For details about the complete example of enabling staggered access to the memory along the K axis, see operator sample for staggered data loading along the K axis. The main steps to enable this function are as follows:

  1. Set the enableKdimReorderLoad parameter in the MDL template to true to enable staggered access to the device memory along the K axis.
    1
    2
    3
    4
    5
    6
    7
    constexpr MatmulConfig GetMDLKDimReorderConfig()
    {
        auto CFG = CFG_MDL;
        CFG.enableKdimReorderLoad = true;
        return CFG;
    }
    constexpr static MatmulConfig MM_CFG = GetMDLKDimReorderConfig();
    
  2. Create a Matmul object based on the customized MatmulConfig template parameters.
    1
    2
    3
    4
    AscendC::Matmul<AscendC::MatmulType<AscendC::TPosition::GM, CubeFormat::ND, aType>,
        AscendC::MatmulType<AscendC::TPosition::GM, CubeFormat::ND, bType>,
        AscendC::MatmulType<AscendC::TPosition::GM, CubeFormat::ND, cType>,
        AscendC::MatmulType<AscendC::TPosition::GM, CubeFormat::ND, biasType>, MM_CFG> matmulObj;
    

Verifying Optimization Benefits

The operator tiling parameters remain unchanged. The following is the profiling data (PipeUtilization.csv) after tuning. As shown in the figure, the time consumed by MTE2 is significantly reduced. The average time consumed by MTE2 is reduced from 90 μs to 69.87 μs, and the maximum time consumed by MTE2 is reduced from 91.94 μs to 75.82 μs.

The following figure shows the bandwidth utilization of MTE2 (Memory.csv). The average bandwidth utilization is increased to 41.7%.

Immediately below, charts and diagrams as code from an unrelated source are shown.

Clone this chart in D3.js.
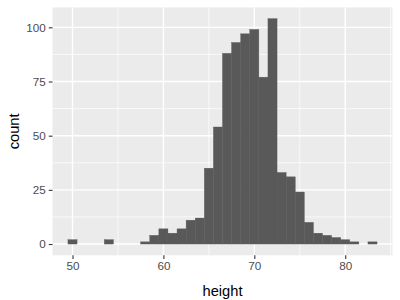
<!DOCTYPE html>
<html>
<head>
<meta charset="utf-8">
<script src="https://cdn.jsdelivr.net/npm/d3@7"></script>
<style>
  body { margin: 0; background: #fff; }
  .axis text { font-family: "Liberation Sans", Arial, sans-serif; font-size: 11.7px; fill: #4d4d4d; }
  .axis line { stroke: #333333; stroke-width: 1.1; }
  .title { font-family: "Liberation Sans", Arial, sans-serif; font-size: 14.7px; fill: #000; }
</style>
</head>
<body>
<div class="canvas"></div>
<script>
// histogram of height, binwidth 1 (bins centred on whole numbers)
var binCenters = [50, 51, 52, 53, 54, 55, 56, 57, 58, 59, 60, 61, 62, 63, 64, 65, 66,
                  67, 68, 69, 70, 71, 72, 73, 74, 75, 76, 77, 78, 79, 80, 81, 82, 83];
var counts = [2, 0, 0, 0, 2, 0, 0, 0, 1, 4, 7, 5, 7, 11, 12, 35, 54,
              88, 93, 97, 99, 77, 104, 33, 31, 24, 10, 5, 4, 3, 2, 1, 0, 1];
var xTicks = [50, 60, 70, 80];
var xMinor = [55, 65, 75, 85];
var yTicks = [0, 25, 50, 75, 100];
var yMinor = [12.5, 37.5, 62.5, 87.5];
var binWidth = 1;

var width = 400;
var height = 300;
var panel = { left: 52.5, right: 392.5, top: 7.4, bottom: 255.3 };

var data = binCenters.map(function(c, i) { return { x: c, n: counts[i] }; });

var svg = d3.select('.canvas')
  .append('svg')
  .attr('width', width)
  .attr('height', height);

// ggplot style 5% expansion on both scales
var xlo = d3.min(binCenters) - binWidth / 2;
var xhi = d3.max(binCenters) + binWidth / 2;
var xpad = (xhi - xlo) * 0.05;
var xscale = d3.scaleLinear()
  .domain([xlo - xpad, xhi + xpad])
  .range([panel.left, panel.right]);

var ymax = d3.max(counts);
var yscale = d3.scaleLinear()
  .domain([-ymax * 0.05, ymax * 1.05])
  .range([panel.bottom, panel.top]);

// panel background
svg.append('rect')
  .attr('x', panel.left)
  .attr('y', panel.top)
  .attr('width', panel.right - panel.left)
  .attr('height', panel.bottom - panel.top)
  .attr('fill', '#ebebeb');

// grid lines
svg.selectAll('.xminor').data(xMinor).enter().append('line')
  .attr('x1', function(d) { return xscale(d); })
  .attr('x2', function(d) { return xscale(d); })
  .attr('y1', panel.top).attr('y2', panel.bottom)
  .attr('stroke', '#fff').attr('stroke-width', 0.7);
svg.selectAll('.yminor').data(yMinor).enter().append('line')
  .attr('y1', function(d) { return yscale(d); })
  .attr('y2', function(d) { return yscale(d); })
  .attr('x1', panel.left).attr('x2', panel.right)
  .attr('stroke', '#fff').attr('stroke-width', 0.7);
svg.selectAll('.xmajor').data(xTicks).enter().append('line')
  .attr('x1', function(d) { return xscale(d); })
  .attr('x2', function(d) { return xscale(d); })
  .attr('y1', panel.top).attr('y2', panel.bottom)
  .attr('stroke', '#fff').attr('stroke-width', 1.4);
svg.selectAll('.ymajor').data(yTicks).enter().append('line')
  .attr('y1', function(d) { return yscale(d); })
  .attr('y2', function(d) { return yscale(d); })
  .attr('x1', panel.left).attr('x2', panel.right)
  .attr('stroke', '#fff').attr('stroke-width', 1.4);

// bars (same-colour hairline stroke hides the seams between neighbours)
svg.selectAll('.bar')
  .data(data.filter(function(d) { return d.n > 0; }))
  .enter()
  .append('rect')
  .attr('x', function(d) { return xscale(d.x - binWidth / 2); })
  .attr('width', function(d) { return xscale(d.x + binWidth / 2) - xscale(d.x - binWidth / 2); })
  .attr('y', function(d) { return yscale(d.n); })
  .attr('height', function(d) { return yscale(0) - yscale(d.n); })
  .attr('fill', '#595959')
  .attr('stroke', '#595959')
  .attr('stroke-width', 0.4);

// axes
var xaxis = d3.axisBottom(xscale).tickValues(xTicks).tickSize(3.7).tickPadding(3);
var yaxis = d3.axisLeft(yscale).tickValues(yTicks).tickSize(3.7).tickPadding(3);

svg.append('g')
  .attr('class', 'axis')
  .attr('transform', 'translate(0,' + panel.bottom + ')')
  .call(xaxis)
  .call(function(g) { g.select('.domain').remove(); });

svg.append('g')
  .attr('class', 'axis')
  .attr('transform', 'translate(' + panel.left + ',0)')
  .call(yaxis)
  .call(function(g) { g.select('.domain').remove(); });

// axis titles
svg.append('text')
  .attr('class', 'title')
  .attr('x', (panel.left + panel.right) / 2)
  .attr('y', 295.5)
  .attr('text-anchor', 'middle')
  .text('height');

svg.append('text')
  .attr('class', 'title')
  .attr('transform', 'translate(18.5,' + (panel.top + panel.bottom) / 2 + ') rotate(-90)')
  .attr('text-anchor', 'middle')
  .text('count');
</script>
</body>
</html>
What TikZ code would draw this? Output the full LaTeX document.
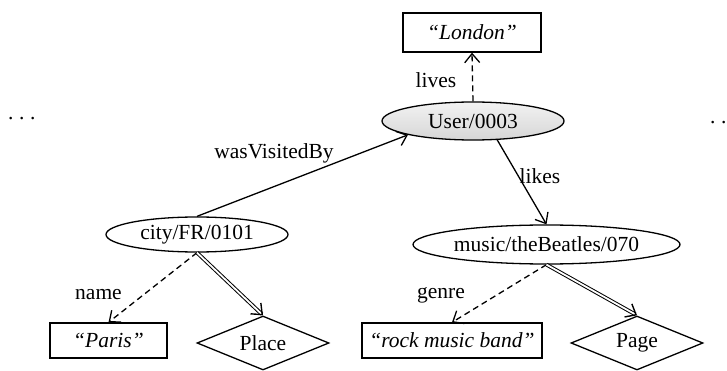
\documentclass[tikz,border=0pt]{standalone}
\usepackage{fontspec}
\setmainfont{Liberation Serif}
\usetikzlibrary{shapes.geometric,arrows.meta}

\newcommand{\spaceddots}{.\kern5.6pt.\kern5.6pt.}

\begin{document}
\begin{tikzpicture}[x=1pt,y=-1pt,
  font=\fontsize{21.5}{24}\selectfont,
  line width=1.3pt,
  res/.style={ellipse,draw,inner sep=0pt},
  lit/.style={rectangle,draw,inner sep=0pt,minimum height=35pt,font=\fontsize{21.5}{24}\selectfont\itshape},
  cls/.style={diamond,draw,inner sep=0pt,aspect=2.4,minimum width=132pt,minimum height=54pt},
  lbl/.style={inner sep=0pt},
  tip/.style={-{Straight Barb[length=9pt,width=15pt,line width=1.3pt]}},
  prop/.style={tip,dash pattern=on 6pt off 4pt},
  link/.style={tip},
  typeof/.style={double,double distance=1.8pt,line width=1pt,
    -{Straight Barb[length=9pt,width=15pt,line width=1.4pt]}}
]
\useasboundingbox (0,0) rectangle (727,371);

% resources
\node[res,minimum width=182pt,minimum height=38pt,
      top color=gray!10,bottom color=gray!32] (user) at (473,121) {User/0003};
\node[res,minimum width=182pt,minimum height=35pt] (city) at (197,234.5) {city/FR/0101};
\node[res,minimum width=267pt,minimum height=39pt] (music) at (546.5,244.5) {music/theBeatles/070};

% literals
\node[lit,minimum width=138pt,minimum height=39pt] (london) at (472,32.5) {``London''};
\node[lit,minimum width=117pt] (paris) at (108.5,340.5) {``Paris''};
\node[lit,minimum width=180pt] (rock) at (452,340.5) {``rock music band''};

% classes
\node[cls] (place) at (263,343) {Place};
\node[cls] (page) at (637,343) {Page};

% continuation marks
\node[lbl,anchor=base west] (dotsl) at (7.5,120) {\spaceddots};
\node[lbl,anchor=base west] (dotsr) at (709.5,124) {\spaceddots};

% properties
\draw[prop] (user.north) -- (london.south);
\draw[link] (city.north) -- (user.192);
\draw[link] (user.-38) -- (music.north);
\draw[prop] (city.south) -- (paris.north);
\draw[prop] (music.south) -- (rock.north);
\draw[typeof] (city.south) -- (place.north);
\draw[typeof] (music.south) -- (page.north);

% property labels
\node[lbl] (lives) at (436,80) {lives};
\node[lbl] (visited) at (274,153) {wasVisitedBy};
\node[lbl] (likes) at (540,176) {likes};
\node[lbl] (name) at (98.5,295) {name};
\node[lbl] (genre) at (441,295) {genre};
\end{tikzpicture}
\end{document}
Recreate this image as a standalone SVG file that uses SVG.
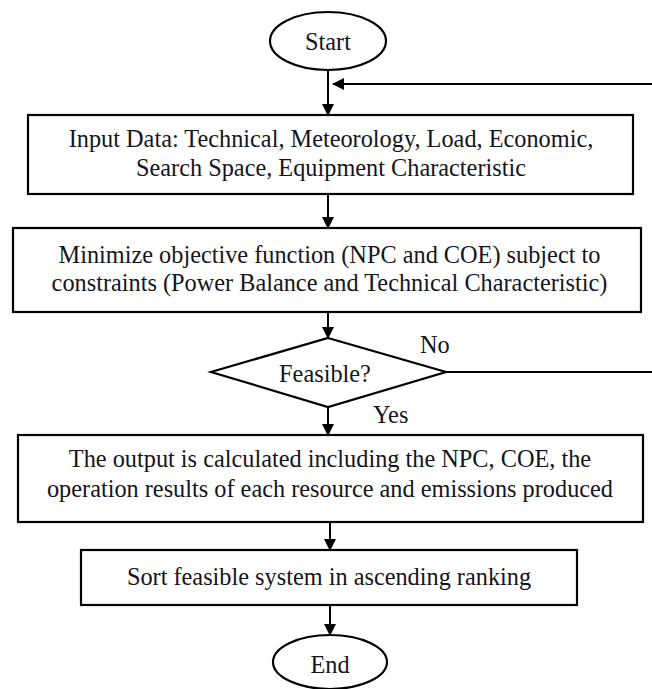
<svg xmlns="http://www.w3.org/2000/svg" width="652" height="689" viewBox="0 0 652 689">
<defs>
<marker id="ah" markerWidth="12" markerHeight="14" refX="11" refY="6" orient="auto" markerUnits="userSpaceOnUse" viewBox="0 0 12 12">
<path d="M0,0 L12,6 L0,12 Z" fill="#000"/>
</marker>
<style>
.n{fill:#fff;stroke:#000;stroke-width:2.2}
text{font-family:'Liberation Serif','Times New Roman',serif;font-size:24.3px;fill:#141420}
.t{text-anchor:middle}
.c{fill:none;stroke:#000;stroke-width:2}
</style>
</defs>
<rect width="652" height="689" fill="#fff"/>
<g id="connectors">
<line class="c" x1="328" y1="70" x2="328" y2="115" marker-end="url(#ah)"/>
<path class="c" d="M446,372 H662 V84 H333" marker-end="url(#ah)"/>
<line class="c" x1="328" y1="194" x2="328" y2="228" marker-end="url(#ah)"/>
<line class="c" x1="328" y1="312" x2="328" y2="338" marker-end="url(#ah)"/>
<line class="c" x1="328" y1="407" x2="328" y2="435" marker-end="url(#ah)"/>
<line class="c" x1="330" y1="522" x2="330" y2="550" marker-end="url(#ah)"/>
<line class="c" x1="330" y1="605" x2="330" y2="635" marker-end="url(#ah)"/>
<text x="420" y="353">No</text>
<text x="373" y="423">Yes</text>
</g>
<g id="start">
<ellipse class="n" cx="328" cy="41" rx="58" ry="29"/>
<text class="t" x="328" y="50">Start</text>
</g>
<g id="input">
<rect class="n" x="28" y="115" width="605" height="79"/>
<text class="t" x="331" y="147">Input Data: Technical, Meteorology, Load, Economic,</text>
<text class="t" x="331" y="176">Search Space, Equipment Characteristic</text>
</g>
<g id="minimize">
<rect class="n" x="13" y="228" width="628" height="84"/>
<text class="t" x="329.5" y="263">Minimize objective function (NPC and COE) subject to</text>
<text class="t" x="329.5" y="291">constraints (Power Balance and Technical Characteristic)</text>
</g>
<g id="feasible">
<polygon class="n" points="328,338 446,372 328,407 211,372"/>
<text class="t" x="325" y="382">Feasible?</text>
</g>
<g id="output">
<rect class="n" x="18" y="435" width="625" height="87"/>
<text class="t" x="330" y="467">The output is calculated including the NPC, COE, the</text>
<text class="t" x="330" y="497">operation results of each resource and emissions produced</text>
</g>
<g id="sort">
<rect class="n" x="81" y="550" width="496" height="55"/>
<text class="t" x="329" y="585">Sort feasible system in ascending ranking</text>
</g>
<g id="end">
<ellipse class="n" cx="330" cy="662" rx="57" ry="27"/>
<text class="t" x="330" y="673">End</text>
</g>
</svg>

According to the OpBasicInfo.csv file, the overall time consumed by the operator is reduced from 98.72 μs to 85.68 μs, and the performance is improved by 13.2%.

Congratulations

In the scenario where Matmul is executed on multiple cores, if the K axis of the input matrix is large (generally greater than 4096), you can use the MDL template and enable the staggered memory access function of the K axis to relieve address access conflicts, improve the MTE2 transfer efficiency, and optimize the operator performance.